Les élèves ukrainiens en France peuvent aussi étudier hors ligne. Cependant, ces dernières années, en raison de la demande, il y a eu une substitution de concepts. Les parents recherchent une école ukrainienne, mais ils se voient proposer des centres éducatifs visant à préserver l’identité nationale. Ce sont des établissements utiles, surtout pour la culture générale des enfants. Mais pas pour leur retour.
Les écoles ukrainiennes situées à l’étranger ne sont actuellement pas officiellement reconnues par notre État. La législation nationale en matière d’éducation ne contient aucune disposition sur le mécanisme de création d’écoles ukrainiennes à l’étranger. Les écoles ukrainiennes établies à l’étranger, y compris les écoles du samedi et du dimanche, sont principalement des initiatives de fondations, d’organisations culturelles ou publiques des communautés ukrainiennes à l’étranger. Ces institutions sont fondées conformément aux lois du pays où elles sont établies.

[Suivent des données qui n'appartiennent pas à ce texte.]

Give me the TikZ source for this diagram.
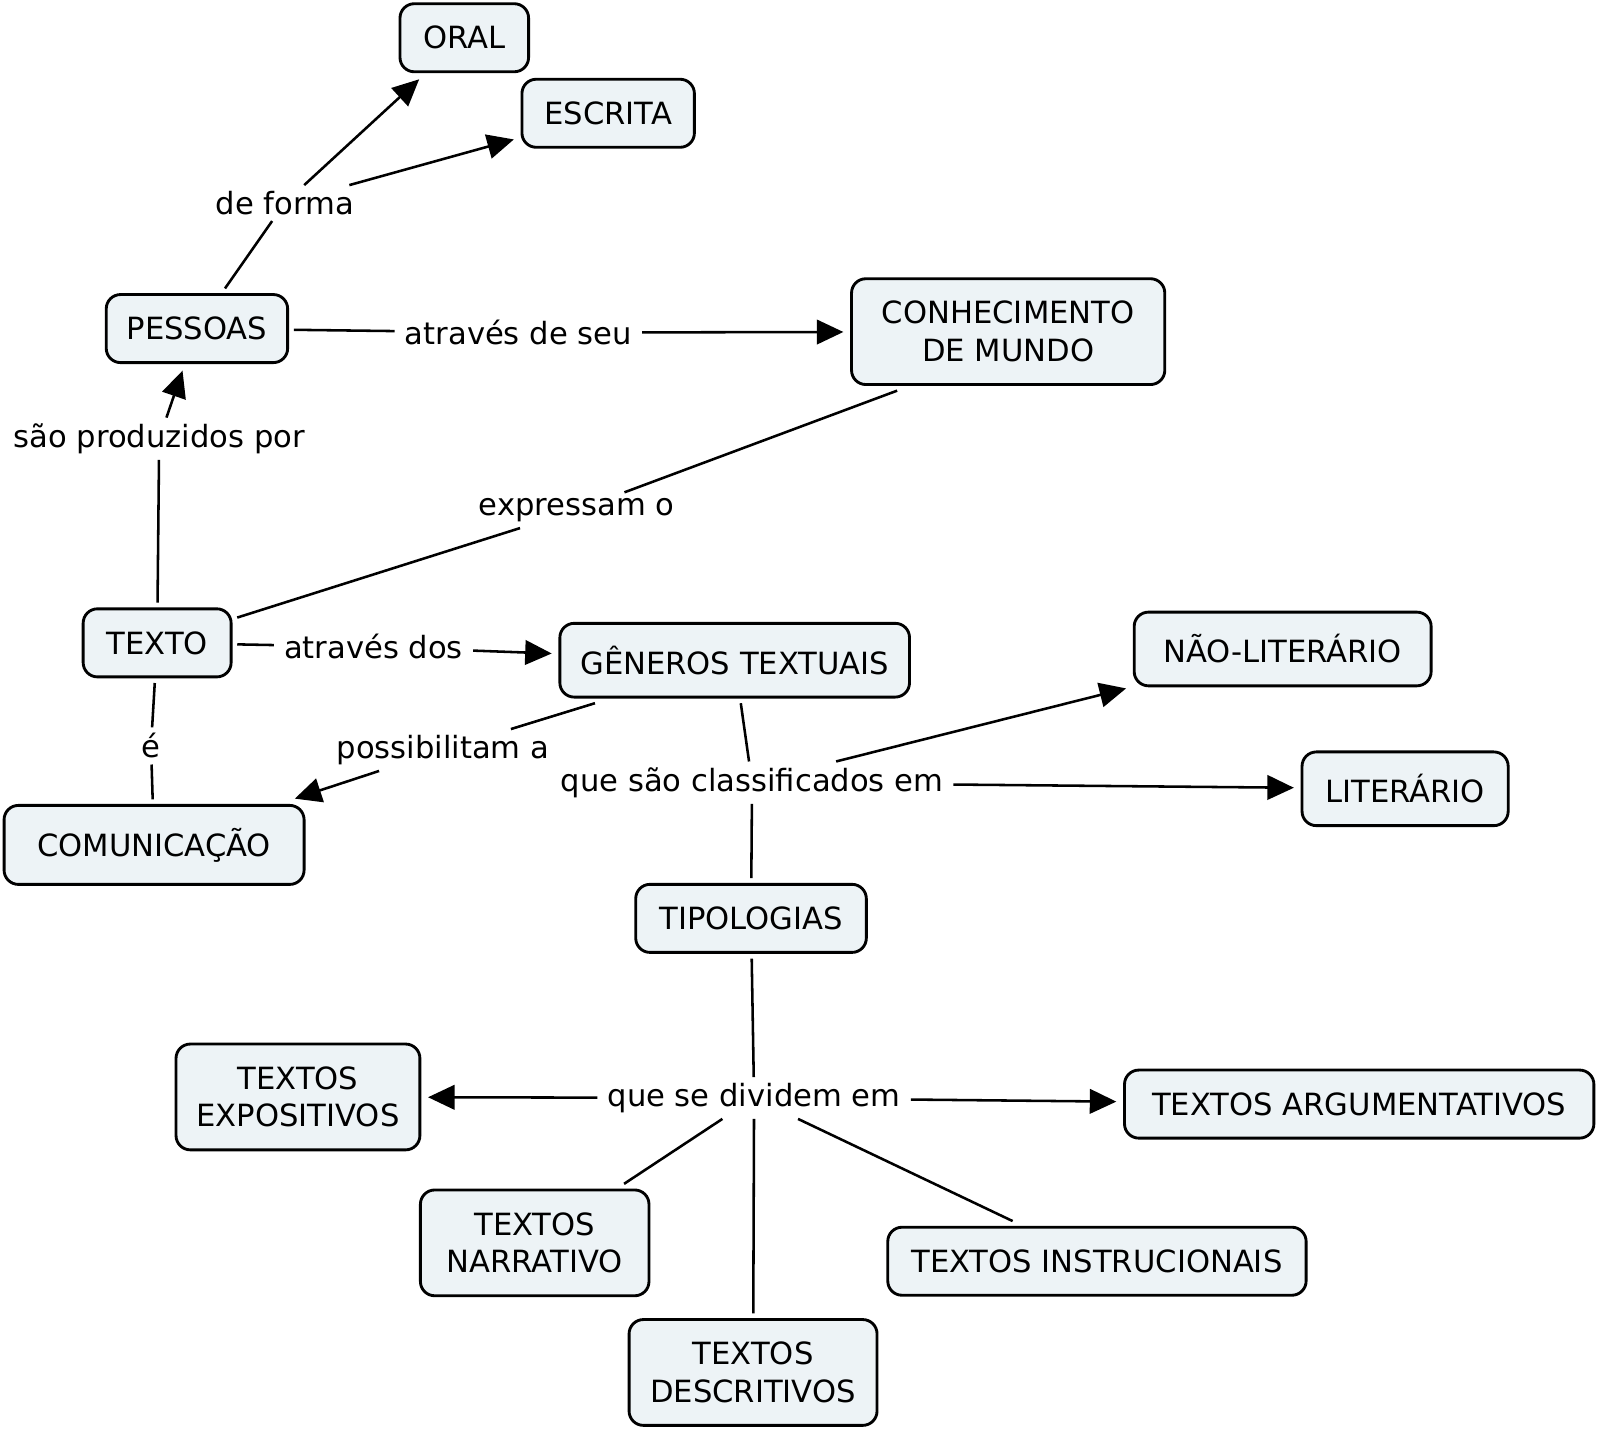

La plupart de ces écoles ne peuvent pas délivrer de documents scolaires ukrainiens aux élèves ukrainiens. Seules les institutions qui ont signé un contrat avec l’École internationale ukrainienne (IUS), ou une autre école ukrainienne en Ukraine, peuvent le faire.
Ce problème a été soulevé par Serhiy Gorbachev, le médiateur de l’éducation, au début de l’année dernière. Selon les données officielles, seule l’École ukrainienne de Paris, en France, a un contrat avec l’IUS, reconnu en Ukraine. Et il faut bien comprendre qu’étudier une fois par semaine ne permet pas d’acquérir le niveau de connaissances nécessaire. Les parents doivent faire quelque chose pour résoudre ce problème.

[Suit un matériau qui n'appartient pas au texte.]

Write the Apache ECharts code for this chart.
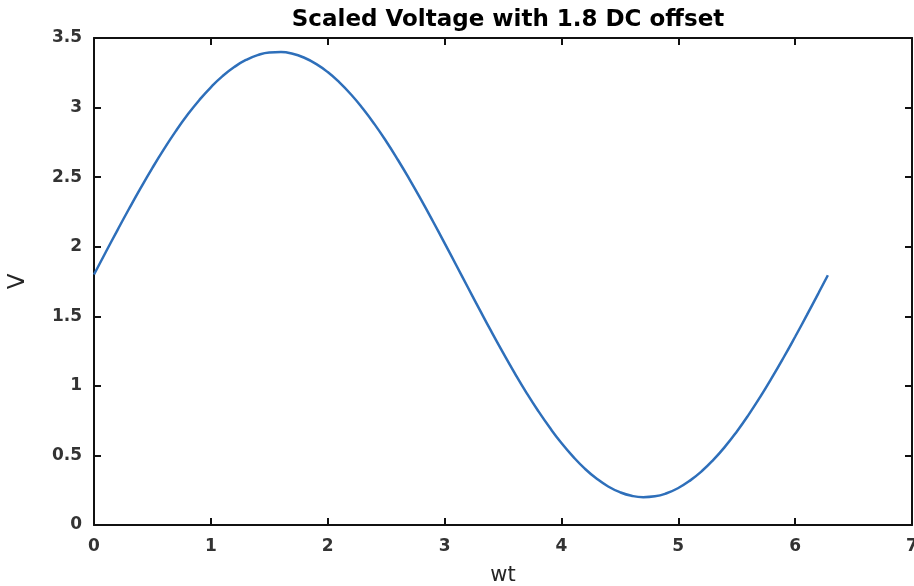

Y a-t-il le choix ou pas ?
A partir de 2023, les diplômés ukrainiens ont la possibilité d’entrer dans les universités françaises avec un diplôme national ukrianien, assorti d’un certificat officiel de niveau de langue. Ou, comme tout le monde, avec un diplôme d’un lycée français. Ivan, 17 ans, originaire de Kyiv, a suivi cette voie. Il étudie actuellement la stratégie commerciale. Mais il a l’intention de retourner en Ukraine. C’est pourquoi ses parents lui ont demandé de ne pas donner son nom de famille. Parce qu’ils ont déjà stoppé à plusieurs reprises ses tentatives de retour et essaient de ne plus soulever ce sujet. Il ne s’agit pas d’une histoire isolée. Un jeune s’adapte, se met simplement au travail, essaie de traverser cette période, cherche un cercle de camarades sans désir particulier de s’intégrer à l’étranger.
Le ministère ukrainien de l’éducation et des sciences annonce la création d’une plateforme mondiale commune. J’espère qu’elle verra le jour. Et l’Ukraine sera reconstruite par des patriotes jeunes, intelligents, bien formés et parlant des langues étrangères.